Уже на следующий день от Эрнеста пришло письмо с текстом для «Тру», однако я так и не передал его в журнал. Они опубликовали ранее печатавшуюся биографию Эрнеста, несколько историй из его жизни и почти ничего — о его занятиях спортом.
После этого несколько месяцев я ничего не слышал о Хемингуэе. Я уже начал беспокоится, когда наконец-то получил от него письмо, в котором он сообщал, что чувствует себя гораздо лучше. Потеплело, писал Эрнест, и он теперь плавает, много занимается гимнастикой и даже два раза выходил в море — отдохнул, расслабился, и ему теперь хорошо.
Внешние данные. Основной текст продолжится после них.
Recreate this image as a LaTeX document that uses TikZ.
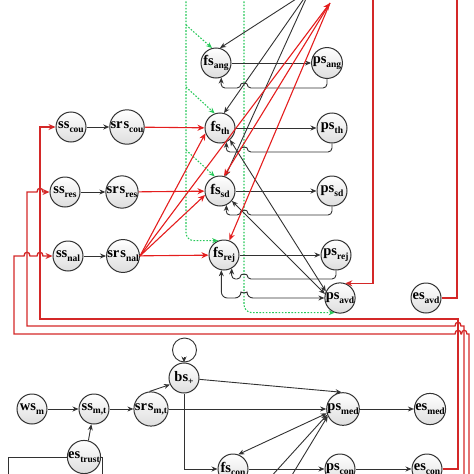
\documentclass[tikz,border=0pt]{standalone}
\usepackage{fontspec}
\setmainfont{Liberation Serif}
\usetikzlibrary{arrows.meta}
\definecolor{myred}{RGB}{228,30,30}
\definecolor{loopred}{RGB}{212,40,40}
\definecolor{mygreen}{RGB}{40,200,90}
\definecolor{mygray}{RGB}{50,50,50}
\newcommand\nl[2]{#1\raisebox{-0.5ex}{\fontsize{9.5}{9.5}\selectfont #2}}
\begin{document}
\begin{tikzpicture}[x=1pt,y=-1pt,
 st/.style={circle,draw=mygray,line width=1pt,minimum size=30pt,inner sep=0pt,top color=white,bottom color=black!13,font=\fontsize{14.5}{14.5}\selectfont\bfseries},
 blk/.style={draw=mygray,line width=0.9pt},
 ba/.style={blk,-{Stealth[length=6pt,width=5pt]}},
 bb/.style={blk,{Stealth[length=6pt,width=5pt]}-{Stealth[length=6pt,width=5pt]}},
 ra/.style={draw=myred,line width=1.1pt,-{Stealth[length=7pt,width=6pt]}},
 rl/.style={draw=loopred,line width=1.3pt},
 rla/.style={rl,-{Stealth[length=7pt,width=6pt]}},
 ga/.style={draw=mygreen,line width=1.1pt,dash pattern=on 1.6pt off 1.6pt,-{Stealth[length=6pt,width=5pt]}},
]
\useasboundingbox (0,0) rectangle (474,474);
\clip (0,0) rectangle (474,474);

% nodes
\node[st] (fsang) at (216,63) {\nl{fs}{ang}};
\node[st] (psang) at (327,63) {\nl{ps}{ang}};
\node[st] (fsth) at (220,128) {\nl{fs}{th}};
\node[st] (psth) at (332,128) {\nl{ps}{th}};
\node[st] (fssd) at (220,191) {\nl{fs}{sd}};
\node[st] (pssd) at (332,191) {\nl{ps}{sd}};
\node[st] (fsrej) at (224,255) {\nl{fs}{rej}};
\node[st] (psrej) at (336,255) {\nl{ps}{rej}};
\node[st] (psavd) at (340,298) {\nl{ps}{avd}};
\node[st] (esavd) at (426,298) {\nl{es}{avd}};
\node[st] (sscou) at (71,127) {\nl{ss}{cou}};
\node[st] (srscou) at (127,127) {\nl{sr\kern1pt s}{cou}};
\node[st] (ssres) at (65,192) {\nl{ss}{res}};
\node[st] (srsres) at (122,192) {\nl{sr\kern1pt s}{res}};
\node[st] (ssnal) at (68,256) {\nl{ss}{nal}};
\node[st] (srsnal) at (123,256) {\nl{sr\kern1pt s}{nal}};
\node[st] (wsm) at (32,409) {\nl{ws}{m}};
\node[st] (ssmt) at (94,409) {\nl{ss}{m,t}};
\node[st] (srsmt) at (151,409) {\nl{sr\kern1pt s}{m,t}};
\node[st] (bs) at (184,378) {\nl{bs}{+}};
\node[st] (estrust) at (84,457) {\nl{es}{trust}};
\node[st] (psmed) at (343,409) {\nl{ps}{med}};
\node[st] (esmed) at (430,409) {\nl{es}{med}};
\node[st] (fscon) at (233,469) {\nl{fs}{con}};
\node[st] (pscon) at (340,469) {\nl{ps}{con}};
\node[st] (escon) at (427,469) {\nl{es}{con}};

\coordinate (P) at (310,-10);
\coordinate (T) at (330,3);
\coordinate (b1) at (268,480);
\coordinate (b2) at (289,480);

% green dotted
\draw[ga,rounded corners=8] (186,-5) |- (fsrej.112);
\draw[ga] (186,25) -- (fsang.105);
\draw[ga] (186,87) -- (fsth.110);
\draw[ga] (186,150) -- (fssd.110);
\draw[ga,rounded corners=8] (244,-5) |- (psavd.250);

% black ss -> srs
\draw[ba] (sscou) -- (srscou);
\draw[ba] (ssres) -- (srsres);
\draw[ba] (ssnal) -- (srsnal);

% black fs -> ps
\draw[ba] (fsang) -- (psang);
\draw[ba] (fsth) -- (psth);
\draw[ba] (fssd) -- (pssd);
\draw[ba] (fsrej) -- (psrej);

% feedback loops with hops over the green line
\draw[ba,rounded corners=4] (psang.south) -- (327,88) -- (247,88) .. controls (247,83) and (241,83) .. (241,88) -- (221,88) -- (fsang.-70);
\draw[ba,rounded corners=4] (psth.south) -- (332,152) -- (247,152) .. controls (247,147) and (241,147) .. (241,152) -- (226,152) -- (fsth.-65);
\draw[ba,rounded corners=4] (pssd.south) -- (332,215) -- (247,215) .. controls (247,210) and (241,210) .. (241,215) -- (226,215) -- (fssd.-65);
\draw[ba,rounded corners=4] (psrej.south) -- (336,279) -- (247,279) .. controls (247,274) and (241,274) .. (241,279) -- (231.5,279) -- (fsrej.-60);
\draw[bb,rounded corners=6] (fsrej.-100) -- (221.4,298) -- (241,298) .. controls (241,293) and (247,293) .. (247,298) -- (psavd.west);
\draw[bb] (fsth.-50) -- (psavd.155);
\draw[bb] (fssd.-40) -- (psavd.165);

% black from top
\draw[ba] (P) -- (fsang.75);
\draw[ba] (P) -- (fsth.75);
\draw[ba] (P) -- (fssd.70);

% red
\draw[ra] (srscou) -- (fsth);
\draw[ra] (srsres) -- (fssd);
\draw[ra] (srsnal) -- (fsrej);
\draw[ra] (srsnal.east) -- (fsth.200);
\draw[ra] (srsnal.east) -- (fssd.195);
\draw[ra] (srsnal.east) -- (T);
\draw[ra] (T) -- (fssd.75);
\draw[ra] (T) -- (fsrej.70);
\draw[rla] (373,-5) |- (psavd.70);
\draw[rl] (esavd.east) -- (457,298) -- (457,-5);

% bottom red loops
\draw[rla] (escon.east) -- (458,469) -- (458,319) -- (40,319) -- (40,127) -- (sscou.west);
\draw[rla] (464,480) -- (464,326) -- (461,326) .. controls (461,321) and (455,321) .. (455,326) -- (27,326) -- (27,192) -- (37,192) .. controls (37,187) and (43,187) .. (43,192) -- (ssres.west);
\draw[rla] (469,480) -- (469,334) -- (467,334) .. controls (467,329) and (461.5,329) .. (461.5,334) -- (461,334) .. controls (461,329) and (455,329) .. (455,334) -- (14,334) -- (14,256) -- (24,256) .. controls (24,251) and (30,251) .. (30,256) -- (37,256) .. controls (37,251) and (43,251) .. (43,256) -- (ssnal.west);

% bottom black
\draw[ba] (wsm) -- (ssmt);
\draw[ba] (ssmt) -- (srsmt);
\draw[ba] (estrust.75) -- (ssmt.-100);
\draw[ba] (srsmt.95) -- (bs.205);
\draw (184.5,350) [blk] circle[radius=12];
\draw[ba] (184,357) -- (bs.north);
\draw[ba] (bs.-5) -- (psmed.95);
\draw[ba] (srsmt) -- (psmed);
\draw[ba] (bs.south) |- (fscon.west);
\draw[bb] (psmed.195) -- (fscon.70);
\draw[ba] (b1) -- (psmed.200);
\draw[ba] (b2) -- (psmed.205);
\draw[ba] (fscon) -- (pscon);
\draw[ba] (pscon) -- (escon);
\draw[ba] (psmed) -- (esmed);
\draw[blk] (estrust.west) -- (8,457) -- (8,480);
\draw[blk] (estrust.east) -- (102,457) -- (102,480);
\end{tikzpicture}
\end{document}
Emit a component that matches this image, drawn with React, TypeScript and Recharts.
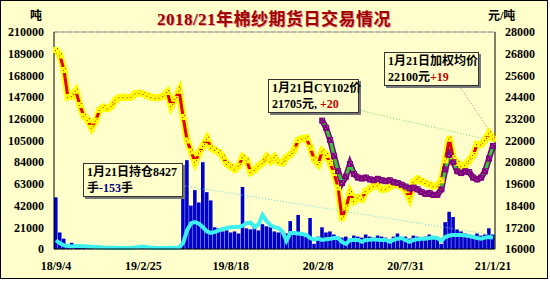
import React from "react";
import {
  ComposedChart,
  Bar,
  Line,
  XAxis,
  YAxis,
  CartesianGrid,
  ReferenceLine,
} from "recharts";

// x axis: one point per ~5 trading days, labels at fixed indices
const dateLabels = ["18/9/4", "19/2/25", "19/8/18", "20/2/8", "20/7/31", "21/1/21"];
const dateTickIndex = [0, 22, 44, 66, 88, 110];

const leftTicks = [0, 21000, 42000, 63000, 84000, 105000, 126000, 147000, 168000, 189000, 210000];
const rightTicks = [16000, 17200, 18400, 19600, 20800, 22000, 23200, 24400, 25600, 26800, 28000];

// weighted average price, yuan/ton (right axis)
const avgPrice = [
  27000, 26700, 25900, 24400, 24450, 24750, 23960, 23350, 23130, 22700,
  23100, 23690, 23850, 23750, 23900, 24250, 24380, 24400, 24380, 24400,
  24600, 24620, 24570, 24480, 24400, 24350, 24380, 24450, 24680, 23900,
  24300, 24750, 23300, 22000, 21400, 20810, 21300, 21700, 22100, 21600,
  21470, 21350, 21100, 20700, 20560, 20400, 20600, 21080, 20900, 20250,
  20370, 20600, 20750, 21100, 20850, 21090, 20800, 20750, 21070, 21200,
  21500, 22030, 22100, 22150, 21600, 20950, 20700, 21400, 21200, 20760,
  20200, 19400, 17700, 18300, 19100, 18650, 18850, 18750, 19200, 19350,
  19480, 19520, 19300, 19320, 19450, 19540, 19540, 19450, 19250, 18820,
  19700, 19880, 19750, 19650, 19560, 19470, 19500, 19800, 20900, 22100,
  21030, 20760, 20580, 20650, 20900, 21200, 21800, 21780, 22030, 22400, 22100,
];

// CY102 contract price, starts at index 67
const cyStart = 67;
const cyPrice = [
  23100, 22700, 22030, 21150, 20300, 19650, 20000, 20700, 20150, 19950,
  19900, 19950, 19850, 19800, 19880, 19800, 19750, 19800, 19700, 19650,
  19550, 19450, 19350, 19400, 19300, 19150, 19050, 19100, 18990, 19000,
  19300, 20400, 21200, 20800, 20300, 20200, 20300, 20250, 19950, 19850,
  19950, 20300, 21000, 21700,
];

// volume, tons (left axis)
const volume = [
  50000, 16000, 10000, 4000, 6000, 2500, 1500, 3000, 2000, 1500,
  2000, 1200, 1500, 1000, 1200, 800, 1000, 1200, 900, 1000,
  1500, 1000, 1200, 800, 1000, 900, 1100, 800, 1000, 900,
  1000, 1200, 60000, 86000, 42000, 57000, 45000, 84000, 55000, 47000,
  21000, 20000, 17000, 18000, 16000, 17000, 15000, 60000, 20000, 19000,
  22000, 18000, 24000, 22000, 21000, 17000, 16000, 18000, 15000, 27000,
  16000, 33000, 13000, 12000, 30000, 5000, 12000, 21000, 16000, 17000,
  14000, 12000, 11000, 12000, 9000, 13000, 12000, 11000, 14000, 12000,
  11000, 13000, 12000, 11000, 9000, 12000, 15000, 11000, 12000, 10000,
  13000, 12000, 11000, 12000, 14000, 12000, 11000, 5000, 26000, 36000,
  31000, 19000, 17000, 15000, 14000, 13000, 15000, 13000, 14000, 20000, 14000,
];

// open interest, tons (left axis)
const openInterest = [
  8500, 5500, 3500, 2800, 2500, 2900, 2900, 2700, 2500, 2200,
  2000, 1800, 1500, 1300, 1200, 1100, 1000, 1000, 1000, 1100,
  1500, 2000, 2500, 1800, 1300, 1100, 1000, 1000, 1000, 1100,
  1200, 1500, 6000, 18000, 25000, 26000, 24500, 21000, 17000, 15500,
  16500, 18000, 19500, 20300, 21000, 21300, 21300, 22500, 25000, 25500,
  21300, 24000, 32900, 27000, 23000, 21000, 20300, 17000, 8000, 15500,
  15500, 15000, 14500, 13500, 10600, 9000, 10000, 8700, 9500, 10000,
  10600, 10600, 6800, 5000, 8700, 9000, 8700, 7000, 8700, 9000,
  9500, 9000, 8700, 8700, 7000, 9000, 10000, 10600, 8500, 7000,
  8700, 9500, 10000, 10000, 10600, 11000, 10600, 8000, 11600, 13000,
  13500, 13500, 13500, 13000, 12500, 11600, 10600, 10000, 11000, 11600, 11000,
];

const data = avgPrice.map((p, i) => ({
  i,
  price: p,
  cy102: i >= cyStart ? cyPrice[i - cyStart] : null,
  vol: volume[i],
  oi: openInterest[i],
}));

const BG = "#FFFFCC";
const FONT = "'Liberation Serif', 'Noto Sans CJK SC', serif";
const tickStyle = { fill: "#000", fontSize: 12, fontWeight: 700, fontFamily: FONT };

function priceDot(props: any) {
  const { cx, cy, index } = props;
  if (cx == null || cy == null || props.value == null) return <g key={`pd${index}`} />;
  return (
    <g key={`pd${index}`}>
      <rect x={cx - 3} y={cy - 3} width={6} height={6} fill="#FFFF00" />
      <rect x={cx - 1} y={cy} width={1} height={1} fill="#E00000" />
      <rect x={cx + 1} y={cy - 2} width={1} height={1} fill="#E00000" />
    </g>
  );
}

function cyDot(props: any) {
  const { cx, cy, index } = props;
  if (cx == null || cy == null || props.value == null) return <g key={`cd${index}`} />;
  return (
    <g key={`cd${index}`}>
      <rect x={cx - 3} y={cy - 3} width={6} height={6} fill="#800080" />
      <rect x={cx - 1} y={cy} width={1} height={1} fill="#8C8C8C" />
      <rect x={cx + 1} y={cy - 2} width={1} height={1} fill="#8C8C8C" />
    </g>
  );
}

const boxStyle: React.CSSProperties = {
  position: "absolute",
  border: "1px solid #333",
  background: BG,
  boxShadow: "2px 2px 0 #777",
  font: `bold 12px ${FONT}`,
  lineHeight: "16px",
  padding: "0 3px",
  whiteSpace: "nowrap",
  color: "#000",
};

export default function App() {
  return (
    <div style={{ position: "absolute", left: 0, top: 0, width: 548, height: 279, background: BG }}>
      <div
        style={{
          position: "absolute",
          left: 0,
          top: 5,
          width: 548,
          textAlign: "center",
          font: `bold 17px ${FONT}`,
          color: "#A00000",
          textShadow: "1px 1px 0 #E8A0A0",
          letterSpacing: 0.5,
        }}
      >
        2018/21年棉纱期货日交易情况
      </div>
      <div style={{ position: "absolute", left: 30, top: 6, font: `bold 12px ${FONT}` }}>吨</div>
      <div style={{ position: "absolute", left: 488, top: 6, font: `bold 12px ${FONT}` }}>元/吨</div>

      <ComposedChart
        width={548}
        height={279}
        data={data}
        margin={{ top: 32, right: 0, bottom: 0, left: 0 }}
        barCategoryGap={0}
        barGap={0}
      >
        <CartesianGrid vertical={false} stroke="#A0A0A0" strokeDasharray="4 3" />
        <XAxis
          dataKey="i"
          type="category"
          ticks={dateTickIndex}
          interval={0}
          tickFormatter={(v: number) => dateLabels[dateTickIndex.indexOf(v)] ?? ""}
          tick={tickStyle}
          tickLine={false}
          tickSize={6}
          tickMargin={6}
          height={30}
          stroke="#000"
        />
        <YAxis
          yAxisId="l"
          domain={[0, 210000]}
          ticks={leftTicks}
          interval={0}
          width={54}
          tick={tickStyle}
          tickLine={false}
          tickSize={6}
          tickMargin={4}
          stroke="#000"
        />
        <YAxis
          yAxisId="r"
          orientation="right"
          domain={[16000, 28000]}
          ticks={rightTicks}
          interval={0}
          width={53}
          tick={tickStyle}
          tickLine={false}
          tickSize={6}
          tickMargin={4}
          stroke="#000"
        />
        <ReferenceLine yAxisId="l" y={210000} stroke="#A0A0A0" />
        <Bar yAxisId="l" dataKey="vol" fill="#0000CC" barSize={5} isAnimationActive={false} />
        <Line
          yAxisId="l"
          dataKey="oi"
          stroke="#3CF0F0"
          strokeWidth={4}
          dot={false}
          isAnimationActive={false}
        />
        {/* yellow band under the average price */}
        <Line
          yAxisId="r"
          dataKey="price"
          stroke="#FFFF00"
          strokeWidth={7}
          dot={false}
          legendType="none"
          isAnimationActive={false}
        />
        <Line
          yAxisId="r"
          dataKey="price"
          stroke="#E00000"
          strokeWidth={3}
          dot={priceDot}
          isAnimationActive={false}
        />
        {/* purple band under the CY102 price */}
        <Line
          yAxisId="r"
          dataKey="cy102"
          stroke="#800080"
          strokeWidth={6}
          dot={false}
          legendType="none"
          isAnimationActive={false}
        />
        <Line
          yAxisId="r"
          dataKey="cy102"
          stroke="#33CC33"
          strokeWidth={3}
          dot={cyDot}
          connectNulls={false}
          isAnimationActive={false}
        />
        <ReferenceLine
          yAxisId="l"
          segment={[{ x: 31, y: 61900 }, { x: 110, y: 13500 }]}
          stroke="#60E0E0"
          strokeDasharray="1 2"
          ifOverflow="visible"
        />
        <ReferenceLine
          yAxisId="r"
          segment={[{ x: 76, y: 23690 }, { x: 109, y: 22030 }]}
          stroke="#66DD66"
          strokeDasharray="1 2"
          ifOverflow="visible"
        />
        <ReferenceLine
          yAxisId="r"
          segment={[{ x: 101, y: 25180 }, { x: 109, y: 22580 }]}
          stroke="#E06060"
          strokeDasharray="1 2"
          ifOverflow="visible"
        />
      </ComposedChart>

      <div style={{ ...boxStyle, left: 83, top: 163, width: 92 }}>
        1月21日持仓8427
        <br />
        手<span style={{ color: "#000080" }}>-153</span>手
      </div>
      <div style={{ ...boxStyle, left: 268, top: 79, width: 83 }}>
        1月21日CY102价
        <br />
        21705元, <span style={{ color: "#C00000" }}>+20</span>
      </div>
      <div style={{ ...boxStyle, left: 384, top: 52, width: 87 }}>
        1月21日加权均价
        <br />
        22100元<span style={{ color: "#C00000" }}>+19</span>
      </div>

      <div
        style={{
          position: "absolute",
          left: 0,
          top: 0,
          width: 548,
          height: 279,
          boxSizing: "border-box",
          border: "1px solid #000",
          pointerEvents: "none",
        }}
      />
    </div>
  );
}
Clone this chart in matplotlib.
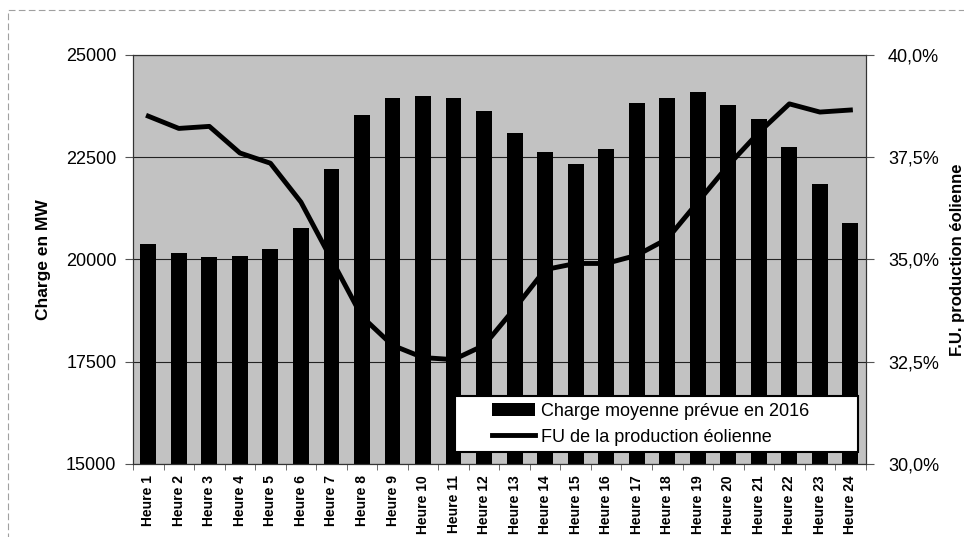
import matplotlib.pyplot as plt
from matplotlib.patches import Rectangle
from matplotlib.ticker import FuncFormatter, FixedLocator
import numpy as np

hours = [f"Heure {i}" for i in range(1, 25)]
charge_mw = [20380, 20160, 20060, 20090, 20250, 20770, 22210, 23530, 23950, 24000,
             23950, 23630, 23100, 22630, 22340, 22700, 23830, 23950, 24100, 23780,
             23440, 22750, 21850, 20900]
fu_eolien = [38.5, 38.2, 38.25, 37.6, 37.35, 36.4, 35.0, 33.6, 32.9, 32.6,
             32.55, 32.9, 33.8, 34.75, 34.9, 34.9, 35.1, 35.5, 36.4, 37.3,
             38.1, 38.8, 38.6, 38.65]

plt.rcParams['font.family'] = ['Liberation Sans', 'DejaVu Sans']

fig = plt.figure(figsize=(9.64, 5.37), dpi=100)
ax = fig.add_axes([0.138, 0.136, 0.760, 0.762])
ax2 = ax.twinx()

# dashed chart-area border (only top and left visible in the scan)
fig.patches.append(Rectangle((0.008, -0.2), 1.2, 1.181, transform=fig.transFigure,
                             fill=False, ec='#a0a0a0', lw=0.8, ls=(0, (6, 3))))

x = np.arange(len(hours))
ax.set_facecolor('#c2c2c2')
bars = ax.bar(x, charge_mw, width=0.52, color='black', zorder=2,
              label='Charge moyenne prévue en 2016')
line, = ax2.plot(x, fu_eolien, color='black', lw=3.5, solid_joinstyle='round',
                 label='FU de la production éolienne')

ax.set_xlim(-0.5, 23.5)
ax.set_ylim(15000, 25000)
ax.set_yticks([15000, 17500, 20000, 22500, 25000])
ax.yaxis.grid(True, color='#222222', lw=0.8, zorder=1)
ax.set_axisbelow(True)
ax2.set_ylim(30, 40)
ax2.set_yticks([30, 32.5, 35, 37.5, 40])
ax2.yaxis.set_major_formatter(FuncFormatter(lambda v, p: f"{v:.1f}%".replace('.', ',')))

ax.set_xticks(x)
ax.set_xticklabels(hours, rotation=90, fontsize=10, fontweight='bold')
ax.tick_params(axis='x', length=0, pad=8)
ax.xaxis.set_minor_locator(FixedLocator(np.arange(-0.5, 24, 1)))
ax.tick_params(axis='x', which='minor', length=4, color='#555555')
ax.tick_params(axis='y', labelsize=13, length=6, pad=6, color='#555555')
ax2.tick_params(axis='y', labelsize=13, length=6, pad=10, color='#555555')

ax.set_ylabel('Charge en MW', fontsize=12.5, fontweight='bold', labelpad=11)
ax2.set_ylabel('F.U. production éolienne', fontsize=12, fontweight='bold', labelpad=8)

for a in (ax, ax2):
    for s in a.spines.values():
        s.set_color('#333333')
        s.set_linewidth(0.8)

# legend box drawn by hand, entries placed inside it
ax2.add_patch(Rectangle((0.44, 0.03), 0.55, 0.135, transform=ax2.transAxes,
                        facecolor='white', edgecolor='black', lw=1.5, zorder=5))
leg = ax2.legend([bars, line], [bars.get_label(), line.get_label()],
                 loc='upper left', bbox_to_anchor=(0.49, 0.15),
                 fontsize=13, frameon=False, borderpad=0, borderaxespad=0,
                 labelspacing=0.5, handlelength=2.4, handletextpad=0.3)
leg.set_zorder(6)

fig.savefig('out.png', dpi=100)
Уверен, что через несколько недель совсем перестанет чувствовать боли в спине. Работается хорошо, в среднем пишет сорок тысяч слов в неделю, что для него очень много. Несмотря на общую радостную интонацию, письмо показалось мне слегка грустным, — казалось, Эрнест чем-то подавлен.
Как раз в то время я и сам был не в очень хорошем настроении, и, по-видимому, это чувствовалось в моих письмах. Недаром в июне 1955 года Эрнест заметил, что мы образуем с ним этакий «тандем психов».
— Я знаю, как избавиться от нашей болезни, — однажды сказал он. — Мы с Мэри едем в Ки-Уэст — там у нас маленький дом с бассейном. Бассейн шестьдесят футов, воду меняют по ночам — слабосоленая, чистая. Дом — очень милый и уютный. Почему бы тебе не приехать? Мы бы загорали и плавали и говорили бы о пьесе, которую ты задумал. Может, лучше поехать туда, а не в Европу? Уверен, в прошлом году в Европе было совсем не интересно. Там не бывает весны, всегда мокро и холодно, полно народу и все ужасно дорого, а лето никогда не наступает. И так не только в Англии. Везде.
Зимой было очень много воды, так что весной приедет множество туристов. Когда почувствуешь ностальгию, вспомни магистраль Местре — Милан и Милан — Турин со знаками по обе стороны дороги. И тот замечательный день, когда казалось, что Альпы плывут в воздухе! И дорогу от Турина к границе! Но я рискую снова впасть в депрессию, вспоминая Кунео, всех этих безумцев, жаждавших получить автограф. А Ки-Уэст тебе понравится — это настоящий Сан-Тропез для бедных.